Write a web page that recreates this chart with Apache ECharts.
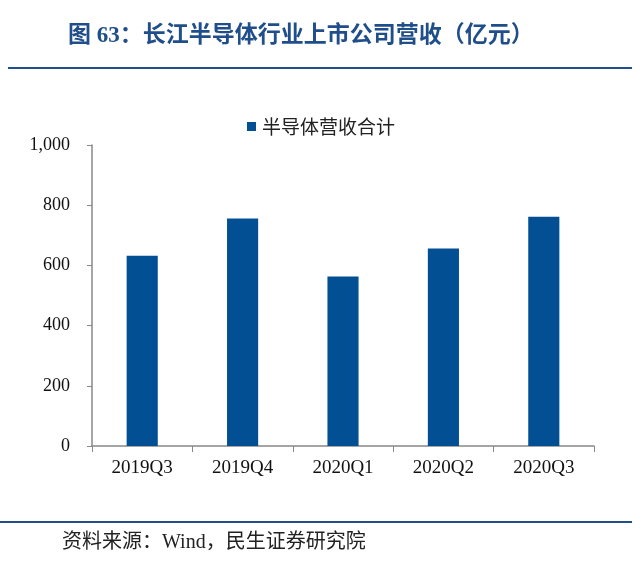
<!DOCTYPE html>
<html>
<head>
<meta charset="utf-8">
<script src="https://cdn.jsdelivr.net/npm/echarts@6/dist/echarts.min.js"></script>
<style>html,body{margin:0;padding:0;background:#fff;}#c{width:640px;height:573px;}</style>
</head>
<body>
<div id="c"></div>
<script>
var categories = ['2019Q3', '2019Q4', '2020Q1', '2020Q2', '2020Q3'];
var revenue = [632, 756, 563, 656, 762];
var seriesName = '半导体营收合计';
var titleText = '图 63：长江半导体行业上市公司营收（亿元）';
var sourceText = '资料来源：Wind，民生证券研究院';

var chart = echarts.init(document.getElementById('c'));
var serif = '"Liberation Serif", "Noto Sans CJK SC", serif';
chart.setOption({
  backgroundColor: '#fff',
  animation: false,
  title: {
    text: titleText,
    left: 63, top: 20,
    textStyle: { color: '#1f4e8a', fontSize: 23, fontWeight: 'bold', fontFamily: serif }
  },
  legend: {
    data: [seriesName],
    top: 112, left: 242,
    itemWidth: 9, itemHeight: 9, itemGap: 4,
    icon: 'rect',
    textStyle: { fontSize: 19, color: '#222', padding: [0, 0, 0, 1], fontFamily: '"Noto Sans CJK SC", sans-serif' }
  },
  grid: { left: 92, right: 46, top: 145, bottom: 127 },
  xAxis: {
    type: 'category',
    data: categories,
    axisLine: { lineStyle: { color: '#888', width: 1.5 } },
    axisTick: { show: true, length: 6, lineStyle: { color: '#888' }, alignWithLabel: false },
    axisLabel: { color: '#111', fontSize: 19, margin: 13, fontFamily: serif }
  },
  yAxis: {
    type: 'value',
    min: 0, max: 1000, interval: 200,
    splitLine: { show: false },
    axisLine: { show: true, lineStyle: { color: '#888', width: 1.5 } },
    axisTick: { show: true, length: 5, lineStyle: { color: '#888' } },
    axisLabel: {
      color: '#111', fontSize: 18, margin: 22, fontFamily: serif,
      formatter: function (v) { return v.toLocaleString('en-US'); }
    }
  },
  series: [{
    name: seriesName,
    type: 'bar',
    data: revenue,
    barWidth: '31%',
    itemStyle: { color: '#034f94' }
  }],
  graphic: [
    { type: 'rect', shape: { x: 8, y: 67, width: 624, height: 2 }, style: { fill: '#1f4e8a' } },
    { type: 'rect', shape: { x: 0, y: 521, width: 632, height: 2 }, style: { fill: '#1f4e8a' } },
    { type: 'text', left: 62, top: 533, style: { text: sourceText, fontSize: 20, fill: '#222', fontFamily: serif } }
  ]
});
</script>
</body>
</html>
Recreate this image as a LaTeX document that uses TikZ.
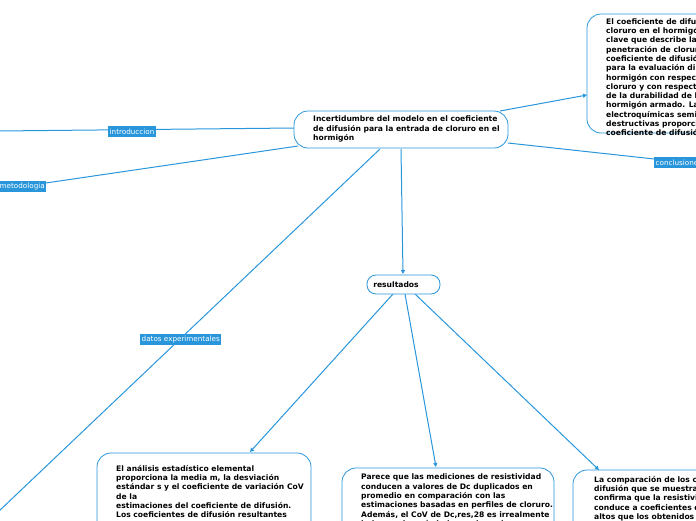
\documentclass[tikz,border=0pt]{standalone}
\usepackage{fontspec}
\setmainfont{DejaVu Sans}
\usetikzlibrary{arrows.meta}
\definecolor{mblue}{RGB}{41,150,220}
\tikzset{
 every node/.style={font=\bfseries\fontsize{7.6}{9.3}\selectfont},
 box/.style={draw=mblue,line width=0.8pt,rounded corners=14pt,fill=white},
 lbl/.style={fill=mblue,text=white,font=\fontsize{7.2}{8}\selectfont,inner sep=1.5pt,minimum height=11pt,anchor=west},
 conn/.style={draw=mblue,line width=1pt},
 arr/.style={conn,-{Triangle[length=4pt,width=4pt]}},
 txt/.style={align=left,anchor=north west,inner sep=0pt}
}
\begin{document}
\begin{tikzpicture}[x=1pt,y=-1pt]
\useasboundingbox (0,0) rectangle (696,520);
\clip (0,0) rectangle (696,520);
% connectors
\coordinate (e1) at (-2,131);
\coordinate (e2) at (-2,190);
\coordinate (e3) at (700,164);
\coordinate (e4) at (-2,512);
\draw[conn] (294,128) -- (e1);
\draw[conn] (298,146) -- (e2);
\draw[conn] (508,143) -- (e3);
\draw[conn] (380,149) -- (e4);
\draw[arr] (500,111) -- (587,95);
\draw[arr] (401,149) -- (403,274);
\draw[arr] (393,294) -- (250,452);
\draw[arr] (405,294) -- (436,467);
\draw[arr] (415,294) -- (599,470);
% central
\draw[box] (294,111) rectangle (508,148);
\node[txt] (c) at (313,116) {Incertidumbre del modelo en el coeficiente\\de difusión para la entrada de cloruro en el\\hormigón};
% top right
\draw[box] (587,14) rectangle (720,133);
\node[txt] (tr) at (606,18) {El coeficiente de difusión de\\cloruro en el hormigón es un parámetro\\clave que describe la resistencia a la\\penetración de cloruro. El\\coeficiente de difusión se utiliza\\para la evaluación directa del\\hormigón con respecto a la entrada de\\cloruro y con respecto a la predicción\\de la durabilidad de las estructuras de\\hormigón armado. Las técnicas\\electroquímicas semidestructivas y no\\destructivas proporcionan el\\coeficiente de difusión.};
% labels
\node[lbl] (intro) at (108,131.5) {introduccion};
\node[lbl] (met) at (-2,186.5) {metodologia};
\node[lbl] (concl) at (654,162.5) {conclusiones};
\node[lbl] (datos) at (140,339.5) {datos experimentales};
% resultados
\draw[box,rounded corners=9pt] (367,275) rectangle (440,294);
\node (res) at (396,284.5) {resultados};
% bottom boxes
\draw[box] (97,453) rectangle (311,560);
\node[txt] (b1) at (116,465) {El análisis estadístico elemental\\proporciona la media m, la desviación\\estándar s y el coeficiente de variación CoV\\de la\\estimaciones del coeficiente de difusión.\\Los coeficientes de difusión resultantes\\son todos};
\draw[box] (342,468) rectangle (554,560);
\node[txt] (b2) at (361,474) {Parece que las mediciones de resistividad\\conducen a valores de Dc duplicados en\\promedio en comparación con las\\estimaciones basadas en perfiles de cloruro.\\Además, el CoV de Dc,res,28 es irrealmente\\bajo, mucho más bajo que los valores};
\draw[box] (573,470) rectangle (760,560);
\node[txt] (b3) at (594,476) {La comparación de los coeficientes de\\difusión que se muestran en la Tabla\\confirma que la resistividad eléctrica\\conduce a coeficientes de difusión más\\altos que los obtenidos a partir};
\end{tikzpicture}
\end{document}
+--
• [Instructions to follow]: Output the full set of records above without changing a word, and drop the images.

• [Right answer]:
Write a web page that recreates this chart with Apache ECharts.
<!DOCTYPE html>
<html>
<head>
<meta charset="utf-8">
<script src="https://cdn.jsdelivr.net/npm/echarts@6/dist/echarts.min.js"></script>
<style>html,body{margin:0;padding:0;background:#fff;}#c{width:640px;height:573px;}</style>
</head>
<body>
<div id="c"></div>
<script>
var categories = ['2019Q3', '2019Q4', '2020Q1', '2020Q2', '2020Q3'];
var revenue = [632, 756, 563, 656, 762];
var seriesName = '半导体营收合计';
var titleText = '图 63：长江半导体行业上市公司营收（亿元）';
var sourceText = '资料来源：Wind，民生证券研究院';

var chart = echarts.init(document.getElementById('c'));
var serif = '"Liberation Serif", "Noto Sans CJK SC", serif';
chart.setOption({
  backgroundColor: '#fff',
  animation: false,
  title: {
    text: titleText,
    left: 63, top: 20,
    textStyle: { color: '#1f4e8a', fontSize: 23, fontWeight: 'bold', fontFamily: serif }
  },
  legend: {
    data: [seriesName],
    top: 112, left: 242,
    itemWidth: 9, itemHeight: 9, itemGap: 4,
    icon: 'rect',
    textStyle: { fontSize: 19, color: '#222', padding: [0, 0, 0, 1], fontFamily: '"Noto Sans CJK SC", sans-serif' }
  },
  grid: { left: 92, right: 46, top: 145, bottom: 127 },
  xAxis: {
    type: 'category',
    data: categories,
    axisLine: { lineStyle: { color: '#888', width: 1.5 } },
    axisTick: { show: true, length: 6, lineStyle: { color: '#888' }, alignWithLabel: false },
    axisLabel: { color: '#111', fontSize: 19, margin: 13, fontFamily: serif }
  },
  yAxis: {
    type: 'value',
    min: 0, max: 1000, interval: 200,
    splitLine: { show: false },
    axisLine: { show: true, lineStyle: { color: '#888', width: 1.5 } },
    axisTick: { show: true, length: 5, lineStyle: { color: '#888' } },
    axisLabel: {
      color: '#111', fontSize: 18, margin: 22, fontFamily: serif,
      formatter: function (v) { return v.toLocaleString('en-US'); }
    }
  },
  series: [{
    name: seriesName,
    type: 'bar',
    data: revenue,
    barWidth: '31%',
    itemStyle: { color: '#034f94' }
  }],
  graphic: [
    { type: 'rect', shape: { x: 8, y: 67, width: 624, height: 2 }, style: { fill: '#1f4e8a' } },
    { type: 'rect', shape: { x: 0, y: 521, width: 632, height: 2 }, style: { fill: '#1f4e8a' } },
    { type: 'text', left: 62, top: 533, style: { text: sourceText, fontSize: 20, fill: '#222', fontFamily: serif } }
  ]
});
</script>
</body>
</html>
Recreate this image as a LaTeX document that uses TikZ.
\documentclass[tikz,border=0pt]{standalone}
\usepackage{fontspec}
\setmainfont{DejaVu Sans}
\usetikzlibrary{arrows.meta}
\definecolor{mblue}{RGB}{41,150,220}
\tikzset{
 every node/.style={font=\bfseries\fontsize{7.6}{9.3}\selectfont},
 box/.style={draw=mblue,line width=0.8pt,rounded corners=14pt,fill=white},
 lbl/.style={fill=mblue,text=white,font=\fontsize{7.2}{8}\selectfont,inner sep=1.5pt,minimum height=11pt,anchor=west},
 conn/.style={draw=mblue,line width=1pt},
 arr/.style={conn,-{Triangle[length=4pt,width=4pt]}},
 txt/.style={align=left,anchor=north west,inner sep=0pt}
}
\begin{document}
\begin{tikzpicture}[x=1pt,y=-1pt]
\useasboundingbox (0,0) rectangle (696,520);
\clip (0,0) rectangle (696,520);
% connectors
\coordinate (e1) at (-2,131);
\coordinate (e2) at (-2,190);
\coordinate (e3) at (700,164);
\coordinate (e4) at (-2,512);
\draw[conn] (294,128) -- (e1);
\draw[conn] (298,146) -- (e2);
\draw[conn] (508,143) -- (e3);
\draw[conn] (380,149) -- (e4);
\draw[arr] (500,111) -- (587,95);
\draw[arr] (401,149) -- (403,274);
\draw[arr] (393,294) -- (250,452);
\draw[arr] (405,294) -- (436,467);
\draw[arr] (415,294) -- (599,470);
% central
\draw[box] (294,111) rectangle (508,148);
\node[txt] (c) at (313,116) {Incertidumbre del modelo en el coeficiente\\de difusión para la entrada de cloruro en el\\hormigón};
% top right
\draw[box] (587,14) rectangle (720,133);
\node[txt] (tr) at (606,18) {El coeficiente de difusión de\\cloruro en el hormigón es un parámetro\\clave que describe la resistencia a la\\penetración de cloruro. El\\coeficiente de difusión se utiliza\\para la evaluación directa del\\hormigón con respecto a la entrada de\\cloruro y con respecto a la predicción\\de la durabilidad de las estructuras de\\hormigón armado. Las técnicas\\electroquímicas semidestructivas y no\\destructivas proporcionan el\\coeficiente de difusión.};
% labels
\node[lbl] (intro) at (108,131.5) {introduccion};
\node[lbl] (met) at (-2,186.5) {metodologia};
\node[lbl] (concl) at (654,162.5) {conclusiones};
\node[lbl] (datos) at (140,339.5) {datos experimentales};
% resultados
\draw[box,rounded corners=9pt] (367,275) rectangle (440,294);
\node (res) at (396,284.5) {resultados};
% bottom boxes
\draw[box] (97,453) rectangle (311,560);
\node[txt] (b1) at (116,465) {El análisis estadístico elemental\\proporciona la media m, la desviación\\estándar s y el coeficiente de variación CoV\\de la\\estimaciones del coeficiente de difusión.\\Los coeficientes de difusión resultantes\\son todos};
\draw[box] (342,468) rectangle (554,560);
\node[txt] (b2) at (361,474) {Parece que las mediciones de resistividad\\conducen a valores de Dc duplicados en\\promedio en comparación con las\\estimaciones basadas en perfiles de cloruro.\\Además, el CoV de Dc,res,28 es irrealmente\\bajo, mucho más bajo que los valores};
\draw[box] (573,470) rectangle (760,560);
\node[txt] (b3) at (594,476) {La comparación de los coeficientes de\\difusión que se muestran en la Tabla\\confirma que la resistividad eléctrica\\conduce a coeficientes de difusión más\\altos que los obtenidos a partir};
\end{tikzpicture}
\end{document}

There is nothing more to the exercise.